Word Embedding: Word2Vec — Skip-gram and CBOW

3 min readJun 4, 2022

What is Word Embedding?

Word Embedding is a term used to describe numerical representation of text.

We learnt some basic text vectoization techniques in the previous article such as Bag of Words, TF-IDF.. etc. Now let us look at some more advanced techniques for text representation.

Creating a sparse representation using TF-IDF and other basic vectorization methods do not make much sense as they do not capture the semantics and relationships of the words.

Hence, we need to create a way to capture semantics. We want to represent words in such a manner that it captures its meaning in a way humans do. Not the exact meaning of the word but a contextual one.

Word2Vec:

The Word2Vec is a technique introduced to capture the similarity between words in a text. It follows the following steps-

Learn an embedding vector for each word.
Build a probability model.
Use dot product to measure similarity.

We have 2 flavors of Word2Vec -

Skip Gram Model

The Skip-gram model tries to predict the source context words (surrounding words) given a target word (the center word). Considering our simple sentence below, “the man loves his son”. The skip-gram model’s aim is to predict the context from the target word, the model tries to predict each context word from its target word. Hence the task becomes to predict the context [the, man, his, son] given target word ‘loves’ . Thus the model tries to predict the context_window words based on the target_word.

Assumptions:
A word can be used to generate the words that surround it.
Given the center word, the context words are generated independently.

For each center word (from t=1, .., T), predict context words inside a window.

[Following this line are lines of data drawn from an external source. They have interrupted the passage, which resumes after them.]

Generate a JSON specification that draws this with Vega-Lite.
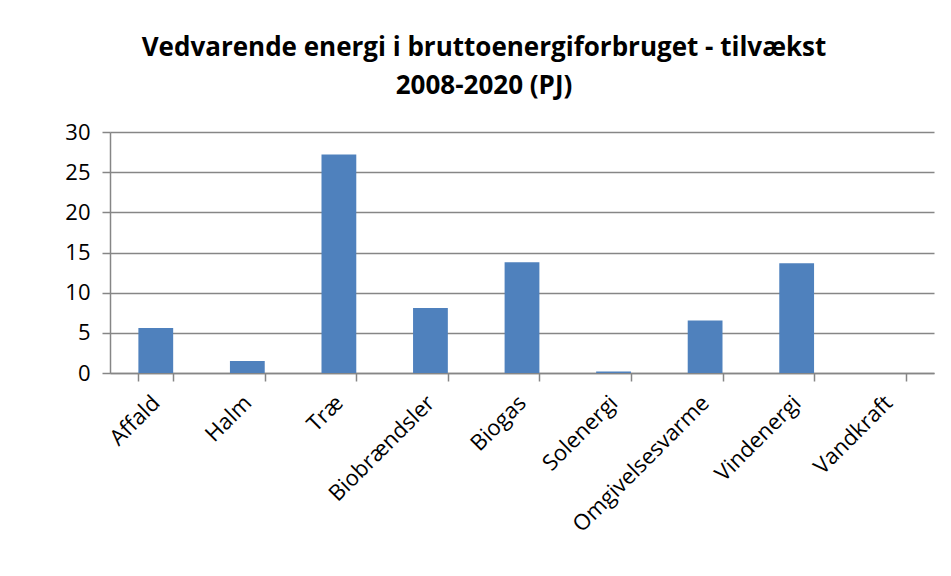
{
  "$schema": "https://vega.github.io/schema/vega-lite/v6.json",
  "width": 824,
  "height": 241,
  "autosize": {"type": "none"},
  "padding": {"left": 110, "top": 132, "right": 17, "bottom": 203},
  "background": "white",
  "title": {
    "text": ["Vedvarende energi i bruttoenergiforbruget - tilvækst", "2008-2020 (PJ)"],
    "font": "Open Sans",
    "fontSize": 26,
    "fontWeight": "bold",
    "color": "#000000",
    "anchor": "middle",
    "dx": -38,
    "offset": 22,
    "lineHeight": 38
  },
  "data": {
    "values": [
      {"kategori": "Affald", "pj": 5.6},
      {"kategori": "Halm", "pj": 1.5},
      {"kategori": "Træ", "pj": 27.2},
      {"kategori": "Biobrændsler", "pj": 8.1},
      {"kategori": "Biogas", "pj": 13.8},
      {"kategori": "Solenergi", "pj": 0.2},
      {"kategori": "Omgivelsesvarme", "pj": 6.55},
      {"kategori": "Vindenergi", "pj": 13.65},
      {"kategori": "Vandkraft", "pj": 0}
    ]
  },
  "mark": {"type": "bar", "color": "#4F81BD"},
  "encoding": {
    "x": {
      "field": "kategori",
      "type": "nominal",
      "sort": null,
      "title": null,
      "scale": {"paddingInner": 0.62, "paddingOuter": 0.31},
      "axis": {
        "labelAngle": -45,
        "labelAlign": "right",
        "labelBaseline": "middle",
        "labelFont": "Open Sans",
        "labelFontSize": 22,
        "labelColor": "#000000",
        "labelPadding": 18,
        "labelLimit": 400,
        "domainColor": "#868686",
        "domainWidth": 1.5,
        "tickColor": "#868686",
        "tickSize": 8,
        "tickWidth": 1.5,
        "tickBand": "extent",
        "grid": false
      }
    },
    "y": {
      "field": "pj",
      "type": "quantitative",
      "title": null,
      "scale": {"domain": [0, 30], "nice": false},
      "axis": {
        "values": [0, 5, 10, 15, 20, 25, 30],
        "labelFont": "Open Sans",
        "labelFontSize": 22,
        "labelColor": "#000000",
        "labelPadding": 12,
        "domainColor": "#868686",
        "domainWidth": 1.5,
        "tickColor": "#868686",
        "tickSize": 8,
        "tickWidth": 1.5,
        "gridColor": "#868686",
        "gridWidth": 1.5
      }
    }
  },
  "config": {"view": {"stroke": null}}
}
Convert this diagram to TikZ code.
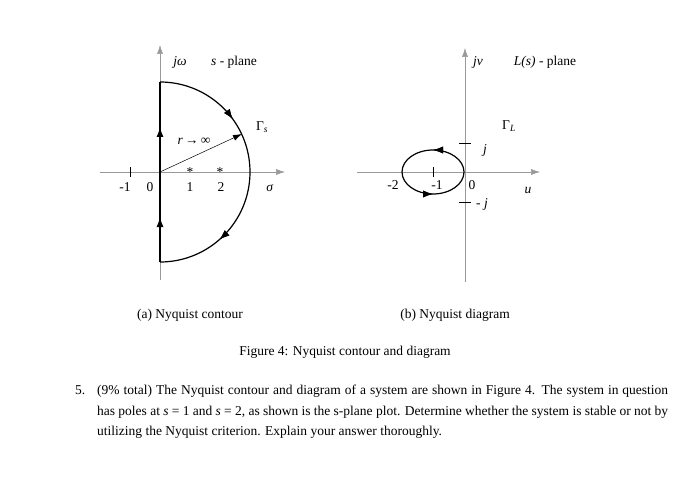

Objective: Maximize the probability of context words for given center words

Continuous bag of words (CBOW)

The CBOW model architecture tries to predict the current target word (the center word) based on the source context words (surrounding words). Considering a simple sentence, “the man loves his son”, this can be pairs of (context_window, target_word) where if we consider a context window of size 2, we have examples like ([loves], the, man, his, son). Thus the model tries to predict the target_word based on the context_window words.

When to use which method?

Skip-gram:

When you have small amount of training data.
CBOW:

When training time needs to be less.